Pourquoi tant de mansuétude ? Parce que Ben Ali protége le pays de la contagion islamiste. Ca sert à ça l'islamisme. Ca sert à justifier que des pouvoirs corrompus et violents le demeurent. En d'autres termes, entre deux maux, il convient de choisir le moindre, même si c'est ce moindre, construit sur la violence et l'injustice, qui produit inlassablement le pire.
Il y avait aussi les droits des femmes, puisque le droit de la famille tunisien est l'un des plus avancés du monde arabe2. Il sert à ça le féminisme de nos élites, à nous faire oublier qu'ils ne sont jamais encore parvenus à faire respecter l'égalité salariale entre hommes et femmes sous nos latitudes.

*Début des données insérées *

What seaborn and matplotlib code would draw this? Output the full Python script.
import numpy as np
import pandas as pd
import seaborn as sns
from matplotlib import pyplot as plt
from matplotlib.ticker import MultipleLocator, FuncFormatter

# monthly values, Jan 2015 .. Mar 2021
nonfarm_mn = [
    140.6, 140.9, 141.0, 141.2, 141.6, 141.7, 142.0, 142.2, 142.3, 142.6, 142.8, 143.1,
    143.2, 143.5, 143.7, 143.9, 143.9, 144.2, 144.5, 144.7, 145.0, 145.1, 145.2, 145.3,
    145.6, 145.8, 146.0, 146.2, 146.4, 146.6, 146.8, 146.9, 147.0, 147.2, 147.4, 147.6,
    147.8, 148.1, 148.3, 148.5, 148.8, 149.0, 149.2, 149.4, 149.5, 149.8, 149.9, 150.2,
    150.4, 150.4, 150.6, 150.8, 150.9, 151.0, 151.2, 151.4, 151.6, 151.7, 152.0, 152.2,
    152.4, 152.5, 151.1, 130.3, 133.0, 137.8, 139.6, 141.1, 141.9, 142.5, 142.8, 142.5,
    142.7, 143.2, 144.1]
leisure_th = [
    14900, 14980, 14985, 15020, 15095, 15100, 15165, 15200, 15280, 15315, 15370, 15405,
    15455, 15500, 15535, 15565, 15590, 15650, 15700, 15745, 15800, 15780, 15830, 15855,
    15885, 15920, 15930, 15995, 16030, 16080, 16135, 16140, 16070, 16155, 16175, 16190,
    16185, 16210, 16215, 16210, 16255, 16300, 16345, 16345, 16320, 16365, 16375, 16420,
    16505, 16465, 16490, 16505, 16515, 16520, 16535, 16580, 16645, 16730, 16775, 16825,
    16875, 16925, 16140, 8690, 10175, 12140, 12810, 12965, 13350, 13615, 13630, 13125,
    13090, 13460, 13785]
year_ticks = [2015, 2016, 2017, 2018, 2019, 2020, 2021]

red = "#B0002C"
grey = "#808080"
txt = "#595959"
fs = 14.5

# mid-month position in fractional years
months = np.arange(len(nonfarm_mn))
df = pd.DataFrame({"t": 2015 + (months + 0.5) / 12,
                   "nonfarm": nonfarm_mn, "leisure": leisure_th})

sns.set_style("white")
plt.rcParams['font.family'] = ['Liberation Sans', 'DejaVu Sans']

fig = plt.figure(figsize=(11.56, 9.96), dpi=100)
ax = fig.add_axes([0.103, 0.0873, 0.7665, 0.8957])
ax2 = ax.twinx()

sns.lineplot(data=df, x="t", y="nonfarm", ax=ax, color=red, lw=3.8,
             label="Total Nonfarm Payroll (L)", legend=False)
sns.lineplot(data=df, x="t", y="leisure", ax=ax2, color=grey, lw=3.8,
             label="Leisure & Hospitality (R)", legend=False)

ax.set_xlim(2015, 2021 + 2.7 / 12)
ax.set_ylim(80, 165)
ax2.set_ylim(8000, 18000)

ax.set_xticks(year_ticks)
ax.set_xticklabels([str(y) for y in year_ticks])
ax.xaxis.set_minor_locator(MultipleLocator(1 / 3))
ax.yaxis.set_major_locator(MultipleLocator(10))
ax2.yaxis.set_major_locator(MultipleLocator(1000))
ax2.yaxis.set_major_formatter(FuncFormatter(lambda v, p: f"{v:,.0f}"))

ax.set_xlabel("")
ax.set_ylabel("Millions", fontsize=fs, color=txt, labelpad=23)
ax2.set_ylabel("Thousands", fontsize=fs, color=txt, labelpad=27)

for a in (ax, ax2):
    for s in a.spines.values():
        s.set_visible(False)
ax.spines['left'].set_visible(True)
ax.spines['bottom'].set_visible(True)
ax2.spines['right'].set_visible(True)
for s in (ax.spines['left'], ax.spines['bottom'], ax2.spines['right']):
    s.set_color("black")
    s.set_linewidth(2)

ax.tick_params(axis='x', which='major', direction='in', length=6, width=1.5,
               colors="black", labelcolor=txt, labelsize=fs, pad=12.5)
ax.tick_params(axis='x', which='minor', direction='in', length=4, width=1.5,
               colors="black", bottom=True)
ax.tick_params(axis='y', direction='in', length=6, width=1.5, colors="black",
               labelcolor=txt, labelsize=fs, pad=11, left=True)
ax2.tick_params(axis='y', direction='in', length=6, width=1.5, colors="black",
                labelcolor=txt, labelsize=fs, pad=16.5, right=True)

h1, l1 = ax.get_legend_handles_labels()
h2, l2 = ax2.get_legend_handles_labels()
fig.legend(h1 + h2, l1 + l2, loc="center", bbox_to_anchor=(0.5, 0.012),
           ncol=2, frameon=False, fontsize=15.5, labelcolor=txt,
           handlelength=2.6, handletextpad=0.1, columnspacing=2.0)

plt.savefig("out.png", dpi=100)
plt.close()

Comment expliquer l'explosion sociale qui secoue actuellement Tunisie et Algérie ? Il y a évidemment l'élément déclencheur : la hausse vertigineuse des prix des produits de première nécessité qui rend la survie quotidienne encore plus problématique qu'elle ne l'était. Mais il y a évidemment bien d'autres facteurs qu'il convient de relever.

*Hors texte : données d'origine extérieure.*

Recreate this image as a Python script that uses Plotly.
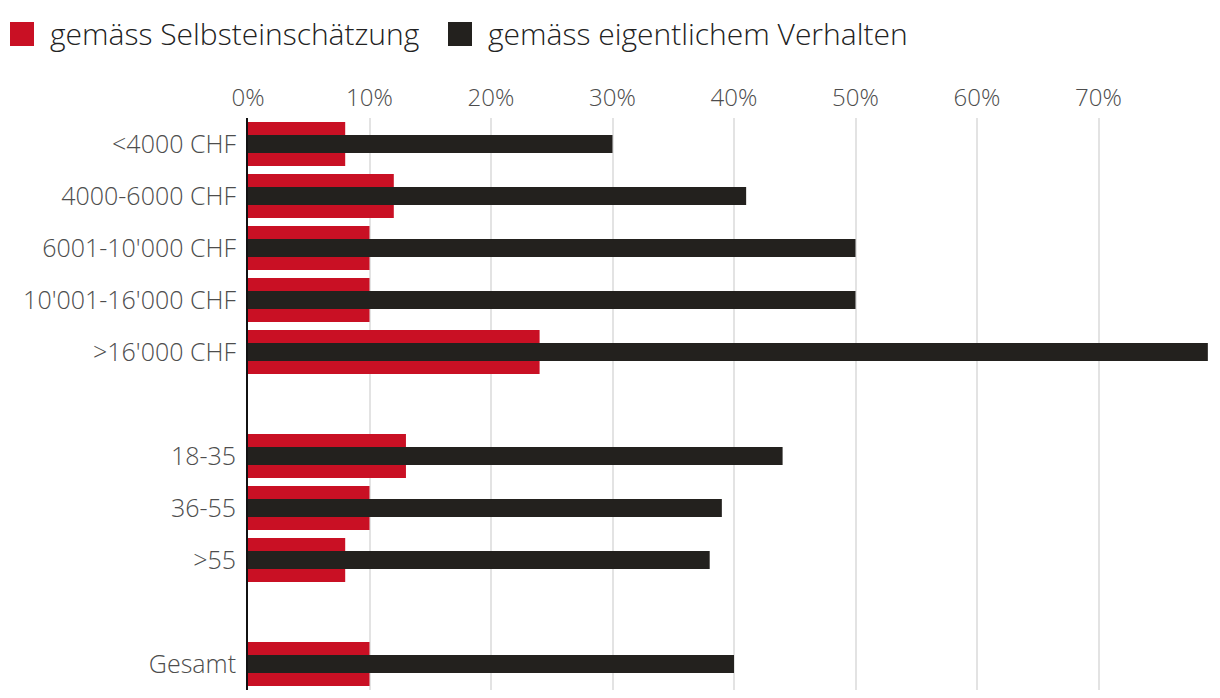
import plotly.graph_objects as go

categories = ["<4000 CHF", "4000-6000 CHF", "6001-10'000 CHF", "10'001-16'000 CHF", ">16'000 CHF",
              None, "18-35", "36-55", ">55", None, "Gesamt"]
selbst = [8, 12, 10, 10, 24, None, 13, 10, 8, None, 10]
verhalten = [30, 41, 50, 50, 79, None, 44, 39, 38, None, 40]
x_ticks = [0, 10, 20, 30, 40, 50, 60, 70]
x_tick_labels = [f"{v}%" for v in x_ticks]
series_names = ["gemäss Selbsteinschätzung", "gemäss eigentlichem Verhalten"]
RED = "#c91024"
BLACK = "#23211e"
FONT = "Open Sans"

pos = list(range(len(categories)))
tickvals = [p for p, c in zip(pos, categories) if c is not None]
ticktext = [c for c in categories if c is not None]

fig = go.Figure()
fig.add_trace(go.Bar(y=pos, x=selbst, orientation="h", width=0.85,
                     marker=dict(color=RED, line=dict(width=0)), name=series_names[0], showlegend=False))
fig.add_trace(go.Bar(y=pos, x=verhalten, orientation="h", width=0.35,
                     marker=dict(color=BLACK, line=dict(width=0)), name=series_names[1], showlegend=False))

W, H = 1220, 698
ml, mr, mt, mb = 248, 0, 118, 8
pw, ph = W - ml - mr, H - mt - mb

def px_x(x):
    return (x - ml) / pw

def px_y(y):
    return 1 - (y - mt) / ph

# manual legend
legend_items = [(10, RED, series_names[0]), (448, BLACK, series_names[1])]
for x0, col, name in legend_items:
    fig.add_shape(type="rect", xref="paper", yref="paper",
                  x0=px_x(x0), x1=px_x(x0 + 24), y0=px_y(46), y1=px_y(22),
                  fillcolor=col, line=dict(width=0))
    fig.add_annotation(xref="paper", yref="paper", x=px_x(x0 + 38), y=px_y(34),
                       text=name, showarrow=False, xanchor="left", yanchor="middle",
                       font=dict(family=FONT, size=30, color="#222222", weight=300))

fig.update_layout(
    width=W, height=H,
    margin=dict(l=ml, r=mr, t=mt, b=mb),
    barmode="overlay",
    plot_bgcolor="white", paper_bgcolor="white",
    font=dict(family=FONT, color="#4d4d4d"),
    showlegend=False,
    xaxis=dict(side="top", range=[0, 80], tickvals=x_ticks, ticktext=x_tick_labels,
               showgrid=True, gridcolor="#e3e3e3", gridwidth=2,
               zeroline=False, showline=False,
               ticks="outside", ticklen=1, tickcolor="rgba(0,0,0,0)",
               tickfont=dict(family=FONT, size=24, color="#4d4d4d", weight=300)),
    yaxis=dict(range=[len(categories) - 0.5, -0.5], tickvals=tickvals, ticktext=ticktext,
               showgrid=False, zeroline=False,
               showline=True, linecolor="#111111", linewidth=2,
               ticks="outside", ticklen=5, tickcolor="rgba(0,0,0,0)",
               tickfont=dict(family=FONT, size=25, color="#4d4d4d", weight=300)),
)

fig.write_html("out.html", config={"displayModeBar": False},
               post_script="document.body.style.margin='0';")
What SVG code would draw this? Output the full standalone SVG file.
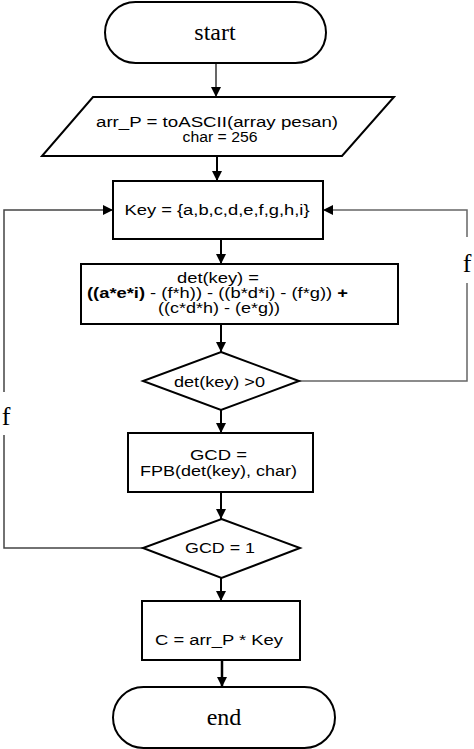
<svg xmlns="http://www.w3.org/2000/svg" width="474" height="749" viewBox="0 0 474 749">
<style>
.sh{fill:#fff;stroke:#000;stroke-width:2}
.t{font-family:"Liberation Sans",Arial,sans-serif;font-size:14px;fill:#000;text-anchor:middle}
.s{font-family:"Liberation Serif","Times New Roman",serif;font-size:24px;fill:#000;text-anchor:middle}
.fl{font-family:"Liberation Serif","Times New Roman",serif;font-size:26px;fill:#000;text-anchor:middle}
.c{fill:none;stroke:#000;stroke-width:2}
.lp{fill:none;stroke:#666;stroke-width:1.5}
</style>
<defs>
<marker id="ah" viewBox="0 0 10 10" refX="10" refY="5" markerWidth="10" markerHeight="10" markerUnits="userSpaceOnUse" orient="auto">
<path d="M0,0 L10,5 L0,10 z" fill="#000"/>
</marker>
<marker id="ah2" viewBox="0 0 10 10" refX="10" refY="5" markerWidth="14" markerHeight="10" markerUnits="userSpaceOnUse" orient="auto">
<path d="M0,0 L10,5 L0,10 z" fill="#000"/>
</marker>
</defs>
<g id="connectors">
<line class="c" x1="216" y1="63" x2="216" y2="97" style="stroke-width:1.2" marker-end="url(#ah)"/>
<line class="c" x1="217" y1="156" x2="217" y2="181" marker-end="url(#ah)"/>
<line class="c" x1="221" y1="239" x2="221" y2="264" marker-end="url(#ah)"/>
<line class="c" x1="221" y1="324" x2="221" y2="352" marker-end="url(#ah)"/>
<line class="c" x1="221" y1="410" x2="221" y2="433" marker-end="url(#ah)"/>
<line class="c" x1="221" y1="492" x2="221" y2="519" marker-end="url(#ah)"/>
<line class="c" x1="221" y1="578" x2="221" y2="601" marker-end="url(#ah)"/>
<line class="c" x1="222" y1="660" x2="222" y2="687" style="stroke-width:2.5" marker-end="url(#ah)"/>
<polyline class="lp" points="299,381 467,381 467,283"/>
<polyline class="lp" points="467,237 467,210 323,210" marker-end="url(#ah2)"/>
<polyline class="lp" points="143,548 4,548 4,435" style="stroke:#444"/>
<polyline class="lp" points="4,392 4,210 113,210" style="stroke:#444" marker-end="url(#ah2)"/>
<text class="fl" x="467" y="272">f</text>
<text class="fl" x="6" y="425">f</text>
</g>
<g id="start">
<rect class="sh" x="105" y="2" width="221" height="61" rx="30.5"/>
<text class="s" x="215" y="40">start</text>
</g>
<g id="input">
<polygon class="sh" points="93,97 394,97 342,156 42,156"/>
<text class="t" x="217" y="127" textLength="242" lengthAdjust="spacingAndGlyphs">arr_P = toASCII(array pesan)</text>
<text class="t" x="220" y="142" textLength="75" lengthAdjust="spacingAndGlyphs">char = 256</text>
</g>
<g id="key">
<rect class="sh" x="113" y="181" width="210" height="58"/>
<text class="t" x="217" y="215" textLength="185" lengthAdjust="spacingAndGlyphs">Key = {a,b,c,d,e,f,g,h,i}</text>
</g>
<g id="det">
<rect class="sh" x="81" y="264" width="317" height="60"/>
<text class="t" x="218" y="283" textLength="82" lengthAdjust="spacingAndGlyphs">det(key) =</text>
<text class="t" x="217.5" y="298" textLength="261" lengthAdjust="spacingAndGlyphs"><tspan font-weight="bold">((a*e*i)</tspan> - (f*h)) - ((b*d*i) - (f*g)) <tspan font-weight="bold">+</tspan></text>
<text class="t" x="219" y="313" textLength="122" lengthAdjust="spacingAndGlyphs">((c*d*h) - (e*g))</text>
</g>
<g id="cond1">
<polygon class="sh" points="221,352 299,381 221,410 143,381"/>
<text class="t" x="219.5" y="387" textLength="91" lengthAdjust="spacingAndGlyphs">det(key) &gt;0</text>
</g>
<g id="gcd">
<rect class="sh" x="128" y="433" width="185" height="59"/>
<text class="t" x="218.5" y="460" textLength="57" lengthAdjust="spacingAndGlyphs">GCD =</text>
<text class="t" x="218.5" y="476" textLength="157" lengthAdjust="spacingAndGlyphs">FPB(det(key), char)</text>
</g>
<g id="cond2">
<polygon class="sh" points="221.5,519 300,548 221.5,578 143,548"/>
<text class="t" x="220" y="553" textLength="70" lengthAdjust="spacingAndGlyphs">GCD = 1</text>
</g>
<g id="encrypt">
<rect class="sh" x="142" y="601" width="158" height="59"/>
<text class="t" x="219" y="645" textLength="128" lengthAdjust="spacingAndGlyphs">C = arr_P * Key</text>
</g>
<g id="end">
<rect class="sh" x="113" y="687" width="222" height="61" rx="30.5"/>
<text class="s" x="224" y="725">end</text>
</g>
</svg>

Les pays du Maghreb sont des pays dotés d'une forte population de jeunes. Malgré des systèmes scolaires à la santé précaire, ces pays produisent de plus en plus de diplômés qui se trouvent dans l'incapacité de s'insérer sur le marché du travail. Auparavant, les diplômés intégraient la fonction publique. Les salaires n'étaient guère mirobolants mais au moins ils avaient le mérite d'exister et de calmer les frustrations. Certes, il fallait faire allégeance au pouvoir, témoigner même faussement de sa fidélité au régime, mais quand il s'agit de croûter au quotidien, beaucoup se résignent à poser un voile pudique sur les injustices de ce vieux monde. Puis les temps ont changé. Au nom de la bonne gouvernance, de l'équilibre des comptes publics et du bréviaire libéral, les Etats ont été sommés de réduire sérieusement la voilure. Les places sont devenues de plus en plus chères et quasiment inaccessibles pour celles et ceux qui n'étaient pas dans les bons réseaux.

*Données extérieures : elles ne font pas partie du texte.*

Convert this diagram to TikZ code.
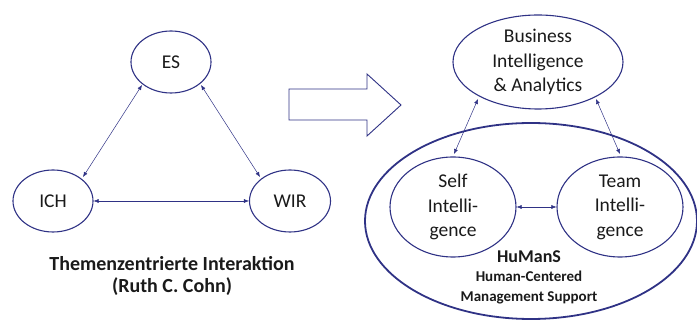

La jeunesse des quartiers pauvres et celle des classes moyennes qui a accès à l'éducation se retrouvent dans une même situation sociale et psychologique : pas de boulot, pas d'avenir, pas d'argent, incapacité de se loger, de devenir indépendant, de se marier, de fonder une famille. Et face à cette jeunesse, il y a une caste. Cette caste se gave depuis des décennies, grâce au pétrole pour l'Algérie, par le tourisme pour la Tunisie. Cette caste se gave mais ne redistribue plus comme avant, alors que la croissance économique est au rendez-vous. Les miettes du festin se font rares, et la rhétorique nationalisto-religieuse dont les peuples furent abreuvés depuis les indépendances tourne à vide.

Que nous réserve l'avenir ? Quand j'ai clos la rédaction de cette chronique vendredi en tout début d'après-midi, j'avais écrit ceci : « En Algérie, Bouteflika est président depuis plus de dix ans et son troisième mandat court jusqu'en 2014. C'est également à cette date que Ben Ali, au pouvoir depuis 25 ans, a prévu de passer la main, démocratiquement évidemment, c'est-à-dire à l'un de ses gendres. Deux pouvoirs vieillissants à la légitimité très largement érodée par le temps (et l'expérience), ça ne devrait pas faire de vieux os. Pour tenir, ils vont devoir manier un peu le bâton, faire sauter quelques fusibles, et surtout se trouver des alliés parmi les opposants au régime en psalmodiant quelques versets sur les vertus de l'unité nationale. Et je doute que certains opposants, démocrates convaincus comme il se doit, refusent d'aller manger dans la gamelle autoritaire. » Quelques heures après, j'apprenais le départ de Ben Ali, sous la pression de la foule et sans doute sous celle d'une fraction de l'élite certainement pas décidée à tout perdre en s'accrochant à un vaisseau chavirant. Mon scénario initial était faux concernant la Tunisie, car j'avais totalement écarté l'hypothèse de la vacance du pouvoir, d'une transition politique sans Ben Ali. Reste à savoir maintenant si nous allons assister à une véritable démocratisation de la vie politique tunisienne ou si le pays va entrer, comme je le pressens, dans une phase de décompression autoritaire durant laquelle l'élite dirigeante va entamer un processus de démocratisation sans rien lâcher d'essentiel, tout en travaillant à relégitimer son leadership en cooptant certains secteurs de la société civile. Tout changer pour que rien ne change...


Notes :
1. Michel Camau et Vincent Geisser, Le syndrome autoritaire – Politique en Tunisie de Bourguiba à Ben Ali, Presses de Sciences Po, 2003.
2. Confluences Méditerranée n°59 (automne 2006, Femmes et islamisme).